Set exercise
Pictures stay out of the copy. Please reproduce only the lines between the one holding "Write a web" and the one holding "const bTicks=[0,25,50,75,100];", inclusive.

Record list

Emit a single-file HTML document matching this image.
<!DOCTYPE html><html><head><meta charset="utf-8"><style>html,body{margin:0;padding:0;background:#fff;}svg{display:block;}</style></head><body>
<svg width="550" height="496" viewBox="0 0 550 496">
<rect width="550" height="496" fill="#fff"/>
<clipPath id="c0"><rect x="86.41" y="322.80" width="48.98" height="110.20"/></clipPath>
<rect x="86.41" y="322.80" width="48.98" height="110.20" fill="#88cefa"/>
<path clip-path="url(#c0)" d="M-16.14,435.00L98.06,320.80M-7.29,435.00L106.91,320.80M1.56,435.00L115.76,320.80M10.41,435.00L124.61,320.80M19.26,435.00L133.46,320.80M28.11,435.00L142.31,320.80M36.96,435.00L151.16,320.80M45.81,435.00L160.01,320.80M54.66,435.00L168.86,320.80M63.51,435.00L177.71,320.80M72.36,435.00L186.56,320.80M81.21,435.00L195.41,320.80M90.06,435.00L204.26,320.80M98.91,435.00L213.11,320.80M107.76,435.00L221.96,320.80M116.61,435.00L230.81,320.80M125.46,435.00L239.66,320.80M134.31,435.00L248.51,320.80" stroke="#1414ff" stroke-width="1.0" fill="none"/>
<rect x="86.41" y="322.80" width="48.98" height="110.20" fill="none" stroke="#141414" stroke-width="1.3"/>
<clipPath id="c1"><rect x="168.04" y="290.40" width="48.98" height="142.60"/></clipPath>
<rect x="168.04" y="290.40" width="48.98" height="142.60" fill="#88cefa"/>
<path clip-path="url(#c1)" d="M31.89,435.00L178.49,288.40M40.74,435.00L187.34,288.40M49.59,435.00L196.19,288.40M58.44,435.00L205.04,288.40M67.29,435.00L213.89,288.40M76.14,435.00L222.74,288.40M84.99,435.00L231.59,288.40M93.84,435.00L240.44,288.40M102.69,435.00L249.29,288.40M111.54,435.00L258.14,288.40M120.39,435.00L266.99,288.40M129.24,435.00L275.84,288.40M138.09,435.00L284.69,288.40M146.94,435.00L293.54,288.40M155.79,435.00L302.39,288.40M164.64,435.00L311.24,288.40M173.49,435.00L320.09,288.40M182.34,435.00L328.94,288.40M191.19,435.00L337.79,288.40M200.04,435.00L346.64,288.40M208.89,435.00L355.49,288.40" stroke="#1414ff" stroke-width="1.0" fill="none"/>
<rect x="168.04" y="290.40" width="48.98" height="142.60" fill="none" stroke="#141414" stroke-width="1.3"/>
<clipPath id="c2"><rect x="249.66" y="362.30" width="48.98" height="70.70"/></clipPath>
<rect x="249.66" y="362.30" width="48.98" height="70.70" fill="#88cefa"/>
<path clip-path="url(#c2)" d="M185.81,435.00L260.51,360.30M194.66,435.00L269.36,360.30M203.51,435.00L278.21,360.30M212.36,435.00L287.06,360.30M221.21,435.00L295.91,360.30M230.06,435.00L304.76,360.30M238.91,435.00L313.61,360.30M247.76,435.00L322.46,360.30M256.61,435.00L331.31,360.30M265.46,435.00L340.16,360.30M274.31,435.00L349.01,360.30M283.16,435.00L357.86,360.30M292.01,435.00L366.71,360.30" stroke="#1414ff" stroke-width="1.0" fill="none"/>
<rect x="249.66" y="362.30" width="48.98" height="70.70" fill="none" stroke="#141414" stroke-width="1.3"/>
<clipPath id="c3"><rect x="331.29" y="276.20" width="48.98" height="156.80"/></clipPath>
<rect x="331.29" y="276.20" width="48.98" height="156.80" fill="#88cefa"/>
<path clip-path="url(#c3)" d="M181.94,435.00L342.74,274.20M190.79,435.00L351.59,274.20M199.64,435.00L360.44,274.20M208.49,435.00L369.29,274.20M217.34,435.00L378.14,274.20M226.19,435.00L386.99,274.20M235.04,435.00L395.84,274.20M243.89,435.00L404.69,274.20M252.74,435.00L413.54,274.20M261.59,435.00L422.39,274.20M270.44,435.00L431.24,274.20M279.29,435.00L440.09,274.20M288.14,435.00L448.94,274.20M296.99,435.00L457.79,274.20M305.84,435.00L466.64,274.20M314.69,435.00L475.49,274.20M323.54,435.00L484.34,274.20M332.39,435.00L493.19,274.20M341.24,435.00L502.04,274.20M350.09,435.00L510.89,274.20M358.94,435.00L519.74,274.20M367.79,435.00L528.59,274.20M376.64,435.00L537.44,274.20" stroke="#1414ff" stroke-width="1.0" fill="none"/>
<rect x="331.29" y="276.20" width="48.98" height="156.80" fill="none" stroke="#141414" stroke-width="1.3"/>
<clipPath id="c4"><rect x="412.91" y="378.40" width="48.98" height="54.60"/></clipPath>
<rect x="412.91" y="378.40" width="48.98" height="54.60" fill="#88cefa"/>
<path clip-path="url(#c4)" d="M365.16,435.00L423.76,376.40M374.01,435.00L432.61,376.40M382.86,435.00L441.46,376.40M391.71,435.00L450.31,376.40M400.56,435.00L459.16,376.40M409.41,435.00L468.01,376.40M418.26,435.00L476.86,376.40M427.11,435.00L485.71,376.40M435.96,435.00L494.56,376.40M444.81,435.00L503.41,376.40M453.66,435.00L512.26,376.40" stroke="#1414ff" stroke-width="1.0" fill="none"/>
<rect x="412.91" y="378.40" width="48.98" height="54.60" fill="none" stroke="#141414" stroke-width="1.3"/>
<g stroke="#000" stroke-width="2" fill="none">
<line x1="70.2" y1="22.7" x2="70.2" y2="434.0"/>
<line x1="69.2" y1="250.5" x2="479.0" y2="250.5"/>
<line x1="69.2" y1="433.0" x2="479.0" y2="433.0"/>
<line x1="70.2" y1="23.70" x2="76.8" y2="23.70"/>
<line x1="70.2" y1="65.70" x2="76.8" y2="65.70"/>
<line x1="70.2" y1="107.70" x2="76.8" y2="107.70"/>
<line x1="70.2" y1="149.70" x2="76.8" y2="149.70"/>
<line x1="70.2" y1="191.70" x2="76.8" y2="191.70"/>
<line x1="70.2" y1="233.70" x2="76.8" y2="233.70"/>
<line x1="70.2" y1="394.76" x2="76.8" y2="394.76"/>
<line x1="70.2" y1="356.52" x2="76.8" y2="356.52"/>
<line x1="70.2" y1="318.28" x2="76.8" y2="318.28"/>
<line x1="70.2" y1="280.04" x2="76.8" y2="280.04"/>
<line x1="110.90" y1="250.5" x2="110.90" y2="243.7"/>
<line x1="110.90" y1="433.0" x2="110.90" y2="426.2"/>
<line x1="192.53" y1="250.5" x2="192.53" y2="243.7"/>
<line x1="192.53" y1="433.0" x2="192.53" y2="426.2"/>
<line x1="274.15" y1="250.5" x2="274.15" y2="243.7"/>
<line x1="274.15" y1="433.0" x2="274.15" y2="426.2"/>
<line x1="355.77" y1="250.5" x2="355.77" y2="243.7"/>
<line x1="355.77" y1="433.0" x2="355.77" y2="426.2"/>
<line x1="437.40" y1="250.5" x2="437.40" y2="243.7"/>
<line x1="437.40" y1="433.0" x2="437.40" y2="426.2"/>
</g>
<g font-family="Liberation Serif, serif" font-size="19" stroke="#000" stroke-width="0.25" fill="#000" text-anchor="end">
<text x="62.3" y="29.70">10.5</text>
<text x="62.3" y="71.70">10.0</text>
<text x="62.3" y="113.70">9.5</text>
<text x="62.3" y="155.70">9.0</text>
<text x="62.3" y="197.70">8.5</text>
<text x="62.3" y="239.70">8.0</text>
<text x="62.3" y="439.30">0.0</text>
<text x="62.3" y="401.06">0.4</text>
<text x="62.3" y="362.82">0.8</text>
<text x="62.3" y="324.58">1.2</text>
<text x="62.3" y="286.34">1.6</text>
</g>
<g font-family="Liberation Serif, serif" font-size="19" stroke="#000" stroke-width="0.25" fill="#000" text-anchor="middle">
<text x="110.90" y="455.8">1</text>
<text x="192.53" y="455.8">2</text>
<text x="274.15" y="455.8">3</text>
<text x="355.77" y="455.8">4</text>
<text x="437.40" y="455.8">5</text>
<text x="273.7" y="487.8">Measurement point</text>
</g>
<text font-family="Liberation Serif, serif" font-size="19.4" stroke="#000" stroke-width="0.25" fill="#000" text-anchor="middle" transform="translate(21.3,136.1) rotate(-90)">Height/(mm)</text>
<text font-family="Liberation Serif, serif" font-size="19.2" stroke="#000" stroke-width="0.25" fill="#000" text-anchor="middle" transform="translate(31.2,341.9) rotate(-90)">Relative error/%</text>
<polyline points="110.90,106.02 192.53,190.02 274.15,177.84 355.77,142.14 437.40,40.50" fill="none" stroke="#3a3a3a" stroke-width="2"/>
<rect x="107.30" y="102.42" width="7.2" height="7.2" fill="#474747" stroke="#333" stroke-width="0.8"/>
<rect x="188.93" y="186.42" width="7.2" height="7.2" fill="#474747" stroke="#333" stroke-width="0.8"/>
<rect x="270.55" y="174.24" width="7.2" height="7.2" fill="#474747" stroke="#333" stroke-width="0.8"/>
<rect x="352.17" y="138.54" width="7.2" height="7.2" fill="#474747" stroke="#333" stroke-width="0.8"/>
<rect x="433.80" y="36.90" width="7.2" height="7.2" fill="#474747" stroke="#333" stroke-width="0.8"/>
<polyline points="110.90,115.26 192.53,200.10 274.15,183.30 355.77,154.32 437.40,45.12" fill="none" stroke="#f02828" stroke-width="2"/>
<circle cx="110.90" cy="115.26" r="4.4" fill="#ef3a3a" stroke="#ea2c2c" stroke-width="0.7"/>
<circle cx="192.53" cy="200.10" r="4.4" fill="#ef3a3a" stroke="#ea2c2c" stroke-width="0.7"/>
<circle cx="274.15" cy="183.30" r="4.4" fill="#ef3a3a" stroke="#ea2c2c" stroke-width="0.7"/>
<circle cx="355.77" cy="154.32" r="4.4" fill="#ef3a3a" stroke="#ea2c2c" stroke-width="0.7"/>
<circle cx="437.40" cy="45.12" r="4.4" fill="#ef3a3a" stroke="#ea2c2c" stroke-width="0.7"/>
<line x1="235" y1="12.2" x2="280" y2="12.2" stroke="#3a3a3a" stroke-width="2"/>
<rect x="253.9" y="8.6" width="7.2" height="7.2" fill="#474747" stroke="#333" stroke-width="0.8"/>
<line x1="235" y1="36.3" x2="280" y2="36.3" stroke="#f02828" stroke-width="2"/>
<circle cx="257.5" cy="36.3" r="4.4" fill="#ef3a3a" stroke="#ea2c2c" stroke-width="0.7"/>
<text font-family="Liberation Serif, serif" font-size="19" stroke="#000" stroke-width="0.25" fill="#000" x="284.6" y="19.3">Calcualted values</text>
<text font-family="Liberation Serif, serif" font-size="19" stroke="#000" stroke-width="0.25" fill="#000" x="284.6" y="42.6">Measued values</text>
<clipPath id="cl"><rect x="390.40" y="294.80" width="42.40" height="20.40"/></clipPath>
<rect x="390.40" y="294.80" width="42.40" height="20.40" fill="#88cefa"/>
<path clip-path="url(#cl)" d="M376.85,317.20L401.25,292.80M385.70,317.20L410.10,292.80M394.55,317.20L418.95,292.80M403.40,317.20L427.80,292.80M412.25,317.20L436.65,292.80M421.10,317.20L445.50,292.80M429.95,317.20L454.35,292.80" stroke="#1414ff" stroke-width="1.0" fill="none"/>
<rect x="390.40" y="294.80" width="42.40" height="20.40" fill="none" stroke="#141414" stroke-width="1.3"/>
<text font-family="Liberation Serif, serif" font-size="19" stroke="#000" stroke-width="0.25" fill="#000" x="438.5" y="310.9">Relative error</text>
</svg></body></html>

---

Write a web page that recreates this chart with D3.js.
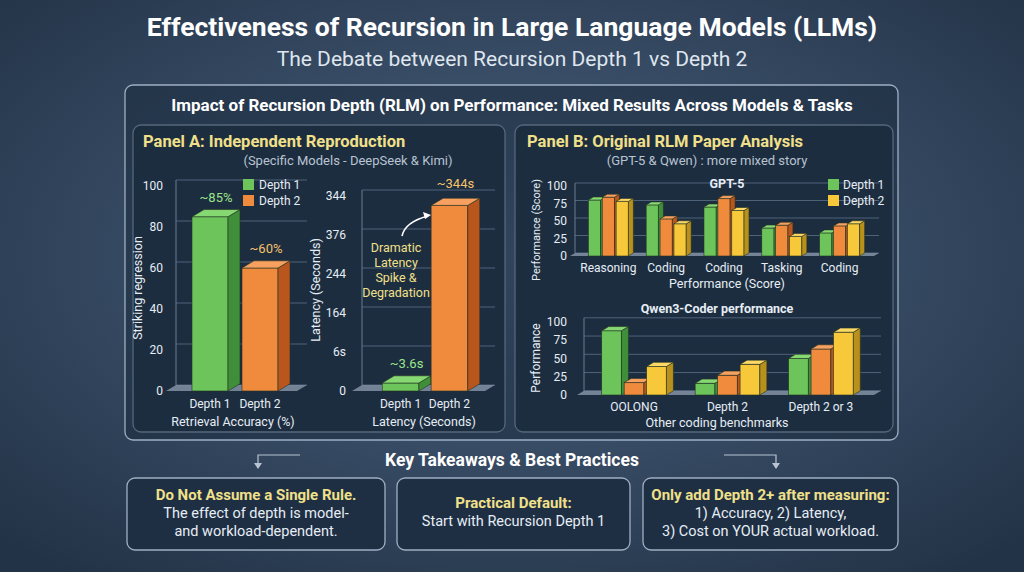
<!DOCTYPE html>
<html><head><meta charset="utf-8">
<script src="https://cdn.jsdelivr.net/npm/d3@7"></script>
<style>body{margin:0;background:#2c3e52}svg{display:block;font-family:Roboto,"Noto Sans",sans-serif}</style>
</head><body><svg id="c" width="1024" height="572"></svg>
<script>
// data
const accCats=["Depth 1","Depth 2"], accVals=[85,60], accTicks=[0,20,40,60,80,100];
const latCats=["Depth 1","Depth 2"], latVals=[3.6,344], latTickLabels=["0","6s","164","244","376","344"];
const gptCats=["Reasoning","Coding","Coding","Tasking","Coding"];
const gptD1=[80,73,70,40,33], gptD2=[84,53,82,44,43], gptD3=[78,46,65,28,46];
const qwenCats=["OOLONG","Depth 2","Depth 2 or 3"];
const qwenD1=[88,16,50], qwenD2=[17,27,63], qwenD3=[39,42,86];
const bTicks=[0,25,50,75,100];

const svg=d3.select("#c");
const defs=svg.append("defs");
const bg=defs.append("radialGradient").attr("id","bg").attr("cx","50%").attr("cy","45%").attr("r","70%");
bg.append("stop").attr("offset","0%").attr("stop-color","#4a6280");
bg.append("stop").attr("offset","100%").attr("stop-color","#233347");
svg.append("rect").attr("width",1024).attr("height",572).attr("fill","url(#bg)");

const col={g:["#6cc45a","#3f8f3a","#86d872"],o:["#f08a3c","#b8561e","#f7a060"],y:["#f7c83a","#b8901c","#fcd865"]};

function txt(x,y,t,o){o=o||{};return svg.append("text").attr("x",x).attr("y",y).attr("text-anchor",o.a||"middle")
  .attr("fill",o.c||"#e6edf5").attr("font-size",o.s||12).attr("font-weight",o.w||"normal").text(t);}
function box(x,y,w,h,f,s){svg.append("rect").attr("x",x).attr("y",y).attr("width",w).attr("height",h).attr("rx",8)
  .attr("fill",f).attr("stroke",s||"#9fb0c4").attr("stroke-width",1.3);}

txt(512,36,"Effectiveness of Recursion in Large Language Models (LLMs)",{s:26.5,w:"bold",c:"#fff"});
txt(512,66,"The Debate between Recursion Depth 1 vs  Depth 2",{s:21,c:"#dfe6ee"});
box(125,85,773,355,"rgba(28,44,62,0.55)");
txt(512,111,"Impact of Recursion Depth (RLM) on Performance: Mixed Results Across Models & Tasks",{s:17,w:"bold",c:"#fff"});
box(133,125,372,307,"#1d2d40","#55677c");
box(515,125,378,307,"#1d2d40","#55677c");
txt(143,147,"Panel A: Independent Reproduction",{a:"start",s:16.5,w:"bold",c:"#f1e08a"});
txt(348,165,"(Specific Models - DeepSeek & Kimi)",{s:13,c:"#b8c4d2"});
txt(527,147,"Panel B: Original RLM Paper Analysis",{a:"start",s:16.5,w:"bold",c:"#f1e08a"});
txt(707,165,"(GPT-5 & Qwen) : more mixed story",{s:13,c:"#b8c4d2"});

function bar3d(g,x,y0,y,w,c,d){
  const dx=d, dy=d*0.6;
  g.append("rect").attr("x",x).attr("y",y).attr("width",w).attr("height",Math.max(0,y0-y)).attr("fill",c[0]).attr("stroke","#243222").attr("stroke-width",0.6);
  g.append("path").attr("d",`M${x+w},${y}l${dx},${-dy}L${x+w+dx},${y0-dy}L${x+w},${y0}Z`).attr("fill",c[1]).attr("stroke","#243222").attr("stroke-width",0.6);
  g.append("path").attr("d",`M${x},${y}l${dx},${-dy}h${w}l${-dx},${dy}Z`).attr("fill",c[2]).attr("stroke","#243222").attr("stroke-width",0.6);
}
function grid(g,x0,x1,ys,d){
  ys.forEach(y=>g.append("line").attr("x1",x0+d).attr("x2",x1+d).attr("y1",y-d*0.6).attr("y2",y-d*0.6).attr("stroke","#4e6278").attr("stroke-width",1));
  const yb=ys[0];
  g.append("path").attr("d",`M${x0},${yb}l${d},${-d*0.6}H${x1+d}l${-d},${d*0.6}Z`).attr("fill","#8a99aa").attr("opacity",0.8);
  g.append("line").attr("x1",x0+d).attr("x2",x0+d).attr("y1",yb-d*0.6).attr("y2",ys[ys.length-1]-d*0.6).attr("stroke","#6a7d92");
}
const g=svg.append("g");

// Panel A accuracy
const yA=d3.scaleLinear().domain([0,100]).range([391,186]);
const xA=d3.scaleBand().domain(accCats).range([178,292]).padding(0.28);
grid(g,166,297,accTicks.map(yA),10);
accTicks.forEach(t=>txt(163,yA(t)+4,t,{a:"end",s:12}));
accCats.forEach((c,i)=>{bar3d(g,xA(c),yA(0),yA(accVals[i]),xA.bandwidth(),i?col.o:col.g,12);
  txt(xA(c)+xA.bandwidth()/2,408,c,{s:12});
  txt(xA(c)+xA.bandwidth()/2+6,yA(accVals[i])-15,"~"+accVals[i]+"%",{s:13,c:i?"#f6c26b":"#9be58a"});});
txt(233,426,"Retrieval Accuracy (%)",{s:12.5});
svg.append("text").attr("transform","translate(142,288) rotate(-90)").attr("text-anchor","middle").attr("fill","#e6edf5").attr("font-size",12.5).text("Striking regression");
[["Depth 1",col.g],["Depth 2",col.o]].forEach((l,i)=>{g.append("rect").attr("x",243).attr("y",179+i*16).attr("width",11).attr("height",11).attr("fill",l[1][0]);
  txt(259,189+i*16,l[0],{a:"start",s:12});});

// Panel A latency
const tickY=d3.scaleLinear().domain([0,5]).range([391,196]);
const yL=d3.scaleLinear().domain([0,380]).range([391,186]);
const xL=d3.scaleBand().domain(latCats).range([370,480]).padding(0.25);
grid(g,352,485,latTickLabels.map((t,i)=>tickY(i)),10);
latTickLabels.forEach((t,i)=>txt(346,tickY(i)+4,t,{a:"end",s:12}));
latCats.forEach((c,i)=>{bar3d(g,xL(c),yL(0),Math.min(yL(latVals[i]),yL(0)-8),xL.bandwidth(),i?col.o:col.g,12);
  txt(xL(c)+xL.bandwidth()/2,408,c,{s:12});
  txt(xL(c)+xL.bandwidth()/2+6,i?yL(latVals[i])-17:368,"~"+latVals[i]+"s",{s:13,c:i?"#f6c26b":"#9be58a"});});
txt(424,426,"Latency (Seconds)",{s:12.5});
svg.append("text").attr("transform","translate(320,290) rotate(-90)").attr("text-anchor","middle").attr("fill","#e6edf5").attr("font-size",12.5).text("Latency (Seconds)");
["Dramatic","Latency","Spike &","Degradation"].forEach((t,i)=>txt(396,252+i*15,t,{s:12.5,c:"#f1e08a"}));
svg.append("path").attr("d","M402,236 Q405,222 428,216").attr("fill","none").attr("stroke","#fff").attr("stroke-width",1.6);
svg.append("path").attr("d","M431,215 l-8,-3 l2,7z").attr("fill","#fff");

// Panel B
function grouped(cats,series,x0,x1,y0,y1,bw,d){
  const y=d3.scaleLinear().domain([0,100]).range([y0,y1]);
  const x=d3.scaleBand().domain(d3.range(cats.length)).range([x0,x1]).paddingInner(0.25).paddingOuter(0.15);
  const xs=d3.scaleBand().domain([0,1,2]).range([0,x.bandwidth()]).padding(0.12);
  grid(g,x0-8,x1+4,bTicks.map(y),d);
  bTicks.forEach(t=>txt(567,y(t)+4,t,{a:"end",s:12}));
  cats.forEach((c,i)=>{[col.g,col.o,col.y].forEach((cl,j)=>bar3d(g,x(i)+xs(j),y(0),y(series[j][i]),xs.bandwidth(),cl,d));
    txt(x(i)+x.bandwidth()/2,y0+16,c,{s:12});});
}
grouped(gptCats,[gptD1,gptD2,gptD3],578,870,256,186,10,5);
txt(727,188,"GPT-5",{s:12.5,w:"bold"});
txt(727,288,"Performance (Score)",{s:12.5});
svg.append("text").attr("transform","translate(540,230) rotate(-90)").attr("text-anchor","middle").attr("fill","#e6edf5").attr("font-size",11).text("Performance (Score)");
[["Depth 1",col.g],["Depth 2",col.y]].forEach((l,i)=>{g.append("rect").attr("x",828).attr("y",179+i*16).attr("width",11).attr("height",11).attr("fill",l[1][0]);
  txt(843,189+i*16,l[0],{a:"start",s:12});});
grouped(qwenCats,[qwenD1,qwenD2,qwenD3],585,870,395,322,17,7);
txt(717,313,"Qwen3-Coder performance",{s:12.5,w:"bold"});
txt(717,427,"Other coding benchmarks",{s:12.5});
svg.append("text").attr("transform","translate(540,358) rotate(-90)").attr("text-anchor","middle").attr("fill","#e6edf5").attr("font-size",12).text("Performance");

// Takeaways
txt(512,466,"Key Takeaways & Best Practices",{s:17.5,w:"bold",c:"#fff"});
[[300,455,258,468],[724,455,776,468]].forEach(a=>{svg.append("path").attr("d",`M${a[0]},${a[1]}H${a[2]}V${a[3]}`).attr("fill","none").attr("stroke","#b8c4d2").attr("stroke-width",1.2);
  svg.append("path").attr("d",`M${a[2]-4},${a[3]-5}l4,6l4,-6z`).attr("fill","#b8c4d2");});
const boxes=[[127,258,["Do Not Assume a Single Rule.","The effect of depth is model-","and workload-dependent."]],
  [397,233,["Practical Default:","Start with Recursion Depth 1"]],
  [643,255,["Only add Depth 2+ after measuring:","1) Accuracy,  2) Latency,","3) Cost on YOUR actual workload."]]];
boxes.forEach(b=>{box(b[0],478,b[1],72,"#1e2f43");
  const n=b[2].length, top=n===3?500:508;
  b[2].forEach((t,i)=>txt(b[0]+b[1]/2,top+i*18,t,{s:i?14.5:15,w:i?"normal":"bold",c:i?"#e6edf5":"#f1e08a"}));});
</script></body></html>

Task output
Write a web page that recreates this chart with D3.js.
<!DOCTYPE html>
<html><head><meta charset="utf-8">
<script src="https://cdn.jsdelivr.net/npm/d3@7"></script>
<style>body{margin:0;background:#2c3e52}svg{display:block;font-family:Roboto,"Noto Sans",sans-serif}</style>
</head><body><svg id="c" width="1024" height="572"></svg>
<script>
// data
const accCats=["Depth 1","Depth 2"], accVals=[85,60], accTicks=[0,20,40,60,80,100];
const latCats=["Depth 1","Depth 2"], latVals=[3.6,344], latTickLabels=["0","6s","164","244","376","344"];
const gptCats=["Reasoning","Coding","Coding","Tasking","Coding"];
const gptD1=[80,73,70,40,33], gptD2=[84,53,82,44,43], gptD3=[78,46,65,28,46];
const qwenCats=["OOLONG","Depth 2","Depth 2 or 3"];
const qwenD1=[88,16,50], qwenD2=[17,27,63], qwenD3=[39,42,86];
const bTicks=[0,25,50,75,100];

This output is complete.